The thing is, Petula is just a common woman. She’s not a warrior, her father wasn’t a great mage, and destiny wasn’t written for her to save the world. She just wants justice for being wronged. That’s pretty damn fair if you ask me. Instead of fighting, she will hide, solve puzzles, and run from conflicts – the direct approach isn’t Petula’s way. What she can do is make gold through tasks in town like fishing and waitressing. Petula can even become a homeowner if you play your cards right.
Just because Petula is a regular woman doesn’t mean she won’t impact the world. Decisions you make will have huge outcomes on the world and local environments. Yes, this means there are multiple endings all depending on the choices regular old Petula makes. As a classic SNES RPG lover, I’m excited as hell for this game and concept. If you’re in the same boat as me, you’re going to want to watch the video below, check out their Kickstarter page, and read our interview with Donn Manalili.
What exactly is You Are Not the Hero?
You Are Not The Hero is an action platform RPG. We got rid of the battle system and added more action elements. Think of it like a cross between Final Fantasy and Zelda. You've got the dynamic storytelling from traditional RPGs and the personal quest-like structure and mechanics of the Zelda series. The unique thing about You Are Not The Hero is that you don't play as someone who eventually saves the world, you play as a bystander to the people who save the world. You get to feel the effects of what the heroes do, both positive and negative.
Where did the idea for You Are Not the Hero stem from? How long have you had a project like this in mind?
The idea came from my first playthrough of Final Fantasy IX. In the beginning, you played Vivi the black mage. You unknowingly steal 10gil from a house that you later find out to be their life savings. I felt very guilty at this point and wanted to return it. Of course, they didn't have some kind of 'come clean' mechanic to return the stolen goods. At this point I really wanted to learn how the other side lived.
In traditional RPGs you play the almighty hero so often that you begin to play thinking you're entitled to everyones' treasures. I've had years to ponder this game, and now that I have the chance to share it with the world, I'm going all out.
What games inspired you during this project?

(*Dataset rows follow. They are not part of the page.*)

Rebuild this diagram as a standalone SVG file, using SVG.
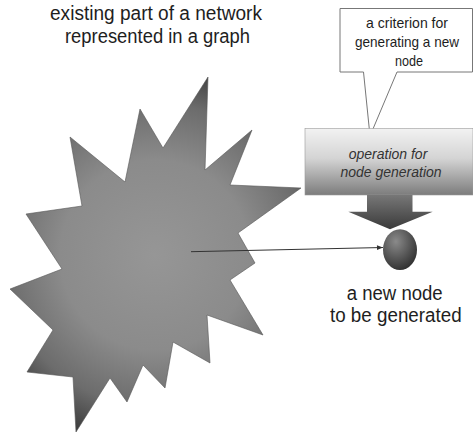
<svg xmlns="http://www.w3.org/2000/svg" width="473" height="433" viewBox="0 0 473 433">
  <defs>
    <radialGradient id="gStar" gradientUnits="userSpaceOnUse" cx="155" cy="255" r="190">
      <stop offset="0" stop-color="#969696"/>
      <stop offset="0.5" stop-color="#8b8b8b"/>
      <stop offset="0.8" stop-color="#6c6c6c"/>
      <stop offset="1" stop-color="#3e3e3e"/>
    </radialGradient>
    <linearGradient id="gBox" x1="0" y1="0" x2="0" y2="1">
      <stop offset="0" stop-color="#f2f2f2"/>
      <stop offset="0.45" stop-color="#d4d4d4"/>
      <stop offset="1" stop-color="#7c7c7c"/>
    </linearGradient>
    <linearGradient id="gArrow" x1="0" y1="0" x2="0" y2="1">
      <stop offset="0" stop-color="#777"/>
      <stop offset="1" stop-color="#3a3a3a"/>
    </linearGradient>
    <radialGradient id="gNode" cx="0.38" cy="0.3" r="0.75">
      <stop offset="0" stop-color="#8a8a8a"/>
      <stop offset="1" stop-color="#2e2e2e"/>
    </radialGradient>
    <marker id="mArrow" viewBox="0 0 10 10" refX="10" refY="5" markerWidth="7" markerHeight="6" orient="auto" markerUnits="userSpaceOnUse">
      <path d="M0,1 L10,5 L0,9 z" fill="#333"/>
    </marker>
  </defs>
  <style>
    .t { font-family: "Liberation Sans", Arial, sans-serif; fill: #1e1e1e; text-anchor: middle; }
    .big { font-size: 20px; }
    .small { font-size: 14.5px; }
    .it { font-style: italic; fill: #333; font-size: 14px; }
  </style>

  <g id="title">
    <text class="t big" x="156" y="20" textLength="212" lengthAdjust="spacingAndGlyphs">existing part of a network</text>
    <text class="t big" x="157.5" y="43" textLength="185" lengthAdjust="spacingAndGlyphs">represented in a graph</text>
  </g>

  <g id="network">
    <polygon fill="url(#gStar)" stroke="#555" stroke-width="0.6" points="208,77 205,170 252,130 230,185 301,188 238,233 255,263 230,280 263,335 207,315 210,363 173,342 165,388 143,365 127,402 110,378 76,432 73,377 27,372 53,330 10,289 62,269 26,214 82,206 70,137 125,182 140,109 163,148"/>
  </g>

  <g id="criterion">
    <path d="M340,8.5 H472.5 V72 H397 L370,136 L363.5,72 H340 Z" fill="#fff" stroke="#777" stroke-width="1"/>
    <text class="t small" x="407" y="28" textLength="82" lengthAdjust="spacingAndGlyphs">a criterion for</text>
    <text class="t small" x="407" y="46.5" textLength="104" lengthAdjust="spacingAndGlyphs">generating a new</text>
    <text class="t small" x="409" y="65.5" textLength="28" lengthAdjust="spacingAndGlyphs">node</text>
  </g>

  <g id="operation">
    <rect x="305" y="128.5" width="168" height="66.5" fill="url(#gBox)" stroke="#999" stroke-width="0.6"/>
    <text class="t it" x="388" y="159">operation for</text>
    <text class="t it" x="391" y="177">node generation</text>
    <path d="M367,195 H412.5 V211.7 H432.7 L390,229.3 L348.3,211.7 H367 Z" fill="url(#gArrow)"/>
  </g>

  <g id="newnode">
    <ellipse cx="400" cy="249.7" rx="17" ry="20.4" fill="url(#gNode)"/>
    <text class="t big" x="394.7" y="299.5" textLength="96" lengthAdjust="spacingAndGlyphs">a new node</text>
    <text class="t big" x="395.8" y="321.5" textLength="131.7" lengthAdjust="spacingAndGlyphs">to be generated</text>
  </g>

  <g id="connectors">
    <line x1="191" y1="251.7" x2="383" y2="247.5" stroke="#333" stroke-width="1" marker-end="url(#mArrow)"/>
  </g>
</svg>
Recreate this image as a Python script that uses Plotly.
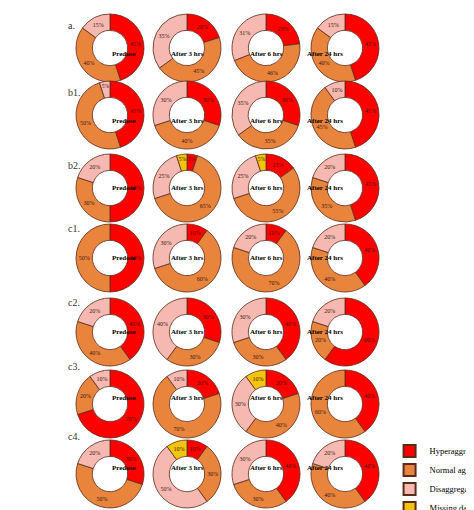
import plotly.graph_objects as go

categories = ["Hyperaggregation", "Normal aggregation", "Disaggregation", "Missing data"]
colors = ["#ff0000", "#e8843c", "#f5b9b2", "#f2c40c"]
times = ["Predose", "After 3 hrs", "After 6 hrs", "After 24 hrs"]
rows = ["a.", "b1.", "b2.", "c1.", "c2.", "c3.", "c4."]

# values per row, per time: [hyper, normal, disagg, missing]
a_vals = [[45, 40, 15, 0], [20, 45, 35, 0], [23, 46, 31, 0], [45, 40, 15, 0]]
b1_vals = [[45, 50, 5, 0], [30, 40, 30, 0], [30, 35, 35, 0], [45, 45, 10, 0]]
b2_vals = [[50, 30, 20, 0], [5, 65, 25, 5], [15, 55, 25, 5], [45, 35, 20, 0]]
c1_vals = [[50, 50, 0, 0], [10, 60, 30, 0], [10, 70, 20, 0], [40, 40, 20, 0]]
c2_vals = [[40, 40, 20, 0], [30, 30, 40, 0], [40, 30, 30, 0], [60, 20, 20, 0]]
c3_vals = [[70, 20, 10, 0], [20, 70, 10, 0], [20, 40, 30, 10], [40, 60, 0, 0]]
c4_vals = [[30, 50, 20, 0], [10, 30, 50, 10], [40, 30, 30, 0], [40, 40, 20, 0]]
all_vals = [a_vals, b1_vals, b2_vals, c1_vals, c2_vals, c3_vals, c4_vals]

W, H = 474, 510
col_x = [102, 179, 258, 337]
row_y = [40, 107, 180, 250, 324, 396, 466]
R = 34

fig = go.Figure()
for r, vals in enumerate(all_vals):
    for c, v in enumerate(vals):
        idx = [i for i in range(4) if v[i] > 0]
        cx, cy = col_x[c], row_y[r]
        fig.add_trace(go.Pie(
            labels=[categories[i] for i in idx],
            values=[v[i] for i in idx],
            marker=dict(colors=[colors[i] for i in idx],
                        line=dict(color="#5a2a1a", width=0.8)),
            hole=0.52, sort=False, direction="clockwise", rotation=0,
            texttemplate="%{value}%", textposition="inside",
            insidetextorientation="horizontal",
            textfont=dict(size=6, color="#3a1a10", family="Liberation Serif"),
            domain=dict(x=[(cx - R) / W, (cx + R) / W],
                        y=[1 - (cy + R) / H, 1 - (cy - R) / H]),
            hoverinfo="label+percent",
        ))
        fig.add_annotation(x=cx / W, y=1 - cy / H, xref="paper", yref="paper",
                           text="<b>" + times[c] + "</b>", showarrow=False,
                           font=dict(size=7, family="Liberation Serif", color="black"))
    fig.add_annotation(x=58 / W, y=1 - (row_y[r] - 30) / H, xref="paper", yref="paper",
                       text=rows[r], showarrow=False, xanchor="left",
                       font=dict(size=10, family="Liberation Serif", color="#333"))

fig.update_layout(
    width=W, height=H, margin=dict(l=0, r=0, t=0, b=0, autoexpand=False),
    paper_bgcolor="white", plot_bgcolor="white",
    legend=dict(x=0.805, y=0.16, yanchor="top", traceorder="normal",
                font=dict(size=8.5, family="Liberation Serif", color="black"),
                itemsizing="constant", tracegroupgap=2, itemwidth=30),
)
fig.write_html("out.html")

Other than the obvious traditional RPGs like the Final Fantasy and Breath of Fire series', modern non-Japanese RPGs like the Dragon Age and Mass Effect series' have also influenced me quite heavily. They're so great with world building that you want to experience every single corner of the world within your reach. There are a few other strange inspirations, like the God of War series. I always wanted to see those spartans live and struggle in the midst of Kratos' devastation. Didn't happen, of course.
You hint at there being multiple endings, will this be the case?
Definitely! At least, that's the plan. I'd like to have four alternate endings, but if things get too hectic or out of hand, I'll cut it down to two. I don't want to compromise the rest of the game for something that many people will just YouTube.
Will Petula be a solo protagonist, or will she pick up a party along the way?
She won't be picking up party members along the way, this is very much a solo game. She'll have a large cast of allies however that will aid her in her journey. They might tag along for the ride sometimes, but nobody will be a permanent addition to her journey.
What sort of side jobs can Petula pick up along the way, how many can she have at once?
This is something that's still up for discussion with the development team and our backers. There will be many side jobs that she can do for extra cash or to complete certain objectives, but sustainable jobs that she can keep will be scarce. We at least want her to be able to run her own shop.
Through being a bystander, have you removed grinding from the game altogether?
Grinding in the traditional sense will be completely eliminated from the game. She isn't here to fight, really. There are other ways of 'grinding' however. Doing more odd jobs to gain cash to expand her home or buy extra costumes would be another type of grind.
What will Petula use to avoid combat and getting crushed by rampaging monsters/heroes?
She's got an array of tools to help her do the trick. She starts off early with a basic shovel that she can use to fend off 'easy' enemies and stun unwary guards. She won't be digging with it however... I think.
She'll be able to collect random things to throw and distract enemies, and she'll be able to use her environment to her advantage as well.
How will home owning work? Will there be options and customization? What are the benefits?
Home owning will be tricky to implement, but it's something I really wanted to do. In Skyrim, it's there because it's fun, but also to provide you a place to store your items. I liked it because it gave me a sense of belonging in the world, and I loved upgrading it. I want it to be very customizable, with collectible, rare things to fill it with. I want to be able to move everything exactly where I want it, down to the pixel.
We may expand the gameplay of owning a home to something more functional, but at this point its more cosmetic.
How is the Steam Greenlight process going? Can we expect the debut release to be on Steam as well?
The greenlight process is going great, in fact we've already been greenlit! It's taken us about three weeks, which is much faster than our initial estimate of 'never'.